Article initialement paru sur arabnews.com et traduit en français par nos soins.
Le crowdfunding au service de l'électrification rurale africaine
NAIROBI : Quand Ronald Van Harten arrive au Kenya depuis les Pays-Bas en 2015, sa détermination était d’investir pour équiper en énergie solaire les foyers d’Afrique en faisant de cela une opération rentable tout en donnant accès à l’énergie aux ruraux africains. Mais en deux ans, sa société EcoZoom spécialisée notamment dans la vente de panneaux solaires, de radios et de lecteurs MP3 pour les Kényans les plus défavorisés se retrouva en difficultés financières.
Les banques n’étaient pas disposées à lui prêter les fonds nécessaires pour se maintenir à flot et le micro-crédit ne constituait pas une solution car les sommes prêtées étaient trop petites. Finalement, comme un grand nombre d’entreprises spécialisées dans la technologie en Afrique, il se tourna vers le crowdfunding.
Comme il l’a déclaré à la Thomas Reuters Foundation : “peu de banques sont prêtes à financer des projets à destination de gens jugés comme des groupes à haut-risques financiers, et les quelques banques qui acceptent sont chères et ont des conditions difficiles à respecter” en faisant référence aux taux d’intérêts élevés.

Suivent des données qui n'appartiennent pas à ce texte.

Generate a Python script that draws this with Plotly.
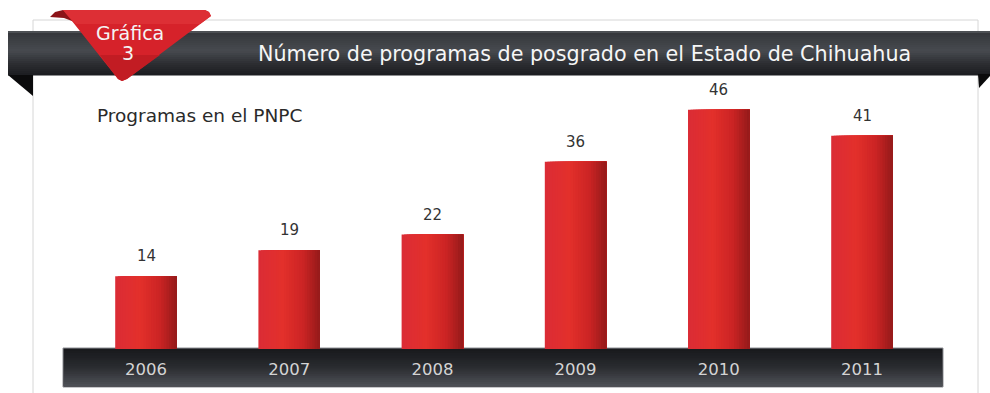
import plotly.graph_objects as go

# ---------------- data ----------------
years = ["2006", "2007", "2008", "2009", "2010", "2011"]
programas = [14, 19, 22, 36, 46, 41]
title_text = "Número de programas de posgrado en el Estado de Chihuahua"
subtitle_text = "Programas en el PNPC"
badge_label = "Gráfica"
badge_number = "3"

# ---------------- helpers ----------------
W, H = 990, 393
FONT = "DejaVu Sans"


def X(p):
    return p / W


def Y(p):
    return 1 - p / H


def hex2rgb(h):
    h = h.lstrip("#")
    return tuple(int(h[i:i + 2], 16) for i in (0, 2, 4))


def lerp(stops, t):
    for i in range(len(stops) - 1):
        t0, c0 = stops[i]
        t1, c1 = stops[i + 1]
        if t0 <= t <= t1:
            f = 0 if t1 == t0 else (t - t0) / (t1 - t0)
            a, b = hex2rgb(c0), hex2rgb(c1)
            r = [round(a[k] + (b[k] - a[k]) * f) for k in range(3)]
            return "rgb(%d,%d,%d)" % tuple(r)
    return stops[-1][1]


def poly(points):
    s = "M " + " L ".join("%.5f,%.5f" % (X(x), Y(y)) for x, y in points) + " Z"
    return s


def rect(x0, y0, x1, y1, color, line=None, layer="below"):
    d = dict(type="rect", xref="paper", yref="paper",
             x0=X(x0), x1=X(x1), y0=Y(y1), y1=Y(y0),
             fillcolor=color, layer=layer,
             line=dict(width=0) if line is None else line)
    return d


shapes = []

# white panel frame
shapes.append(dict(type="rect", xref="paper", yref="paper",
                   x0=X(33), x1=X(978), y0=Y(400), y1=Y(20),
                   fillcolor="white", line=dict(color="#d6d6d6", width=1),
                   layer="below"))

# header band (vertical gradient via stripes)
hdr_stops = [(0.0, "#5b5e63"), (0.06, "#36383c"), (0.45, "#474a4f"),
             (0.75, "#2c2d31"), (1.0, "#1c1d20")]
hy0, hy1 = 31, 75
n = 22
step = (hy1 - hy0) / n
for i in range(n):
    shapes.append(rect(8, hy0 + i * step, 990, hy0 + (i + 1) * step + 0.6,
                       lerp(hdr_stops, (i + 0.5) / n)))

# folds of header band
shapes.append(dict(type="path", xref="paper", yref="paper",
                   path=poly([(8, 75), (33, 75), (33, 96)]),
                   fillcolor="#0b0b0c", line=dict(width=0), layer="below"))
shapes.append(dict(type="path", xref="paper", yref="paper",
                   path=poly([(978, 74), (990, 74), (990, 76), (979, 88)]),
                   fillcolor="#0b0b0c", line=dict(width=0), layer="below"))

# red ribbon badge
shapes.append(dict(type="path", xref="paper", yref="paper",
                   path=poly([(50, 17), (55, 12), (63, 10), (76, 13), (80, 24), (64, 18)]),
                   fillcolor="#8c1418", line=dict(width=0), layer="below"))
shapes.append(dict(type="path", xref="paper", yref="paper",
                   path=poly([(63, 10), (205, 10), (209, 12), (211, 16),
                              (127, 79), (122, 81), (118, 79), (68, 16)]),
                   fillcolor="#d6222a", line=dict(width=0), layer="below"))
shapes.append(dict(type="path", xref="paper", yref="paper",
                   path=poly([(63, 10), (205, 10), (209, 12), (211, 16),
                              (200, 24), (76, 24), (68, 16)]),
                   fillcolor="#dd2f35", line=dict(width=0), layer="below"))
shapes.append(dict(type="path", xref="paper", yref="paper",
                   path=poly([(160, 55), (127, 79), (122, 81), (118, 79), (100, 55)]),
                   fillcolor="#c21c23", line=dict(width=0), layer="below"))

# bottom axis band
bx0, bx1, by0, by1 = 63, 943, 348, 387
shapes.append(dict(type="rect", xref="paper", yref="paper",
                   x0=X(bx0), x1=X(bx1), y0=Y(by1), y1=Y(by0),
                   fillcolor="#1a1b1e", line=dict(color="#8e9095", width=1),
                   layer="below"))
band_stops = [(0.0, "#18191c"), (0.5, "#2a2c30"), (1.0, "#4e5157")]
m = 18
bstep = (by1 - by0 - 2) / m
for i in range(m):
    shapes.append(rect(bx0 + 1, by0 + 1 + i * bstep, bx1 - 1,
                       by0 + 1 + (i + 1) * bstep + 0.6,
                       lerp(band_stops, (i + 0.5) / m)))

# ---------------- bars (horizontal gradient via overlapping strips) ----------------
bar_w = 0.43
bar_stops = [(0.0, "#db2c36"), (0.4, "#e3302b"), (0.72, "#cc2424"), (1.0, "#941a1a")]
k = 24
sw = bar_w / k
fig = go.Figure()
for i in range(k):
    fig.add_trace(go.Bar(
        x=years, y=programas,
        width=[bar_w - i * sw] * len(years),
        offset=[-bar_w / 2 + i * sw] * len(years),
        marker=dict(color=lerp(bar_stops, (i + 0.5) / k), line=dict(width=0)),
        hoverinfo="skip" if i else "x+y",
    ))

annotations = []
for idx, v in enumerate(programas):
    annotations.append(dict(x=idx, y=v, xref="x", yref="y", text=str(v),
                            showarrow=False, yshift=20, yanchor="middle",
                            xanchor="center",
                            font=dict(family=FONT, size=15, color="#333333")))

annotations += [
    dict(x=X(584), y=Y(54), xref="paper", yref="paper", text=title_text,
         showarrow=False, xanchor="center", yanchor="middle",
         font=dict(family=FONT, size=20.7, color="#f6f6f6")),
    dict(x=X(130), y=Y(33), xref="paper", yref="paper", text=badge_label,
         showarrow=False, xanchor="center", yanchor="middle",
         font=dict(family=FONT, size=19, color="#f4f4f4")),
    dict(x=X(128), y=Y(53), xref="paper", yref="paper", text=badge_number,
         showarrow=False, xanchor="center", yanchor="middle",
         font=dict(family=FONT, size=19, color="#f4f4f4")),
    dict(x=X(95), y=Y(115), xref="paper", yref="paper", text=subtitle_text,
         showarrow=False, xanchor="left", yanchor="middle",
         font=dict(family=FONT, size=18.5, color="#2a2a2a")),
]

px_per_unit = 5.2
top_px = 60
fig.update_layout(
    width=W, height=H, autosize=False,
    margin=dict(l=0, r=0, t=0, b=0),
    paper_bgcolor="white", plot_bgcolor="rgba(0,0,0,0)",
    barmode="overlay", showlegend=False,
    shapes=shapes, annotations=annotations,
    xaxis=dict(type="category", domain=[74.4 / W, 933.6 / W], range=[-0.5, 5.5],
               showgrid=False, zeroline=False, showline=False, ticks="",
               tickfont=dict(family=FONT, size=16.5, color="#d4d4d4"),
               ticklabelstandoff=8, fixedrange=True),
    yaxis=dict(domain=[Y(349), Y(top_px)], range=[0, (349 - top_px) / px_per_unit],
               visible=False, fixedrange=True),
)

fig.write_html("out.html")
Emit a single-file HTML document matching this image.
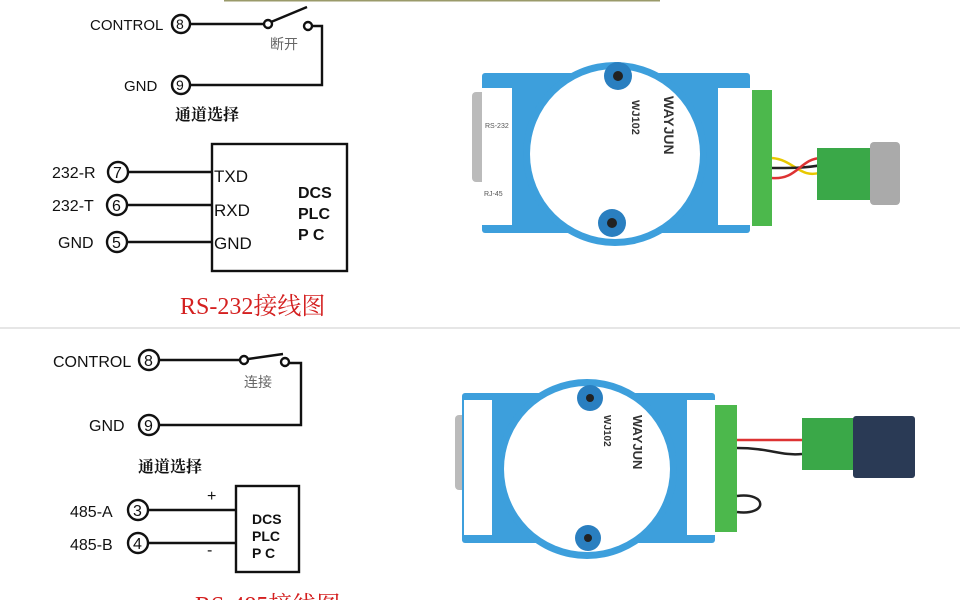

TRINE, une société suédoise ayant levé des fonds pour EcoZoom dispose d’une communauté de 1000 jeunes investisseurs dans le Nord de l’Europe étant prêts à donner un minimum de 25€ pour les entreprises dans l’énergie solaire dont l’objectif est d’aider les plus pauvres. Avec le crowdfunding, plus de 750 000€ ont été levés pour 10 projets d’énergie renouvelables depuis l’année dernière selon Matthew McShane, Regional Manager de Trina en Afrique de l’Est. L’entreprise a investi dans divers pays comme le Kenya, la Zambie, l’Ouganda, la Tanzanie et le Sénégal. Au Kénya, EcoZoom a reçu 170 000€ en février, pendant que 160 000€ allèrent à Azuri East Africa, filiale de Azuri Technologies. Deux petits réseaux solaires ont également reçu des fonds.
“La majorité de nos investisseurs peuvent investir dans beaucoup d’autres projets en Europe. Mais ils ont préféré le faire sur des projets avec un impact social, d’une part par envie d’aider les plus pauvres et d’autres part parce que les retours sur investissement sont un peu plus intéressant" indique McShane.
Les retours se situent en effet autour de 6% car les risques associés au marché sont plus importants selon lui.
À un niveau global, le crowdfunding a pourvu 2,1 milliards de dollars d’investissements en 2015. Selon la Banque Mondiale, d’ici une décennie, les investissements vers les pays en développement devraient dépasser les 96 milliards de dollars. “Cela constituerait des moyens de plus en plus important pour financer les nouvelles technologies en Afrique rurale” selon le CEO d’Azuri Technologies, Simon Bransfield-Garth.
Selon lui, contrairement aux institutions micro-financières où beaucoup d’investisseurs font de petits prêts aux entreprises, le crowdfunding permet à de nombreux petits prêteurs de fournir des fonds substantiels aux organisations qui ont la portée et l’échelle pour donner un impact significatif. Il ajoute : “Le crowdfunding n’est clairement plus réservé aux startups et permet d’apporter de nouveaux capitaux pour l’accès à l’énergie.”
Azuri East Africa s’est tourné vers le crowdfunding pour trouver les fonds nécessaires pour aider son associé kényan Raj Ushanga House à vendre des panneaux solaires à 1200 foyers afin de permettre l’accès à l’électricité à 6000 personnes.
Le crowdfunding est donc la manière la plus moderne et innovante de lever des fonds pour des projets. Mais cela reste encore une solution relativement inexploitée en Afrique selon George Wachiuri, un leader kényan de l’investissement et responsable de Optiven Ltd., une entreprise basée à Nairobi.
Ce nouveau type de financement doit être porté par des entreprises spécialisées qui maîtrisent parfaitement le concept. Il ajoute : “il y a le besoin d’une bonne compréhension de comment recueillir ce type de fonds afin que tout soit exécuté avec succès.”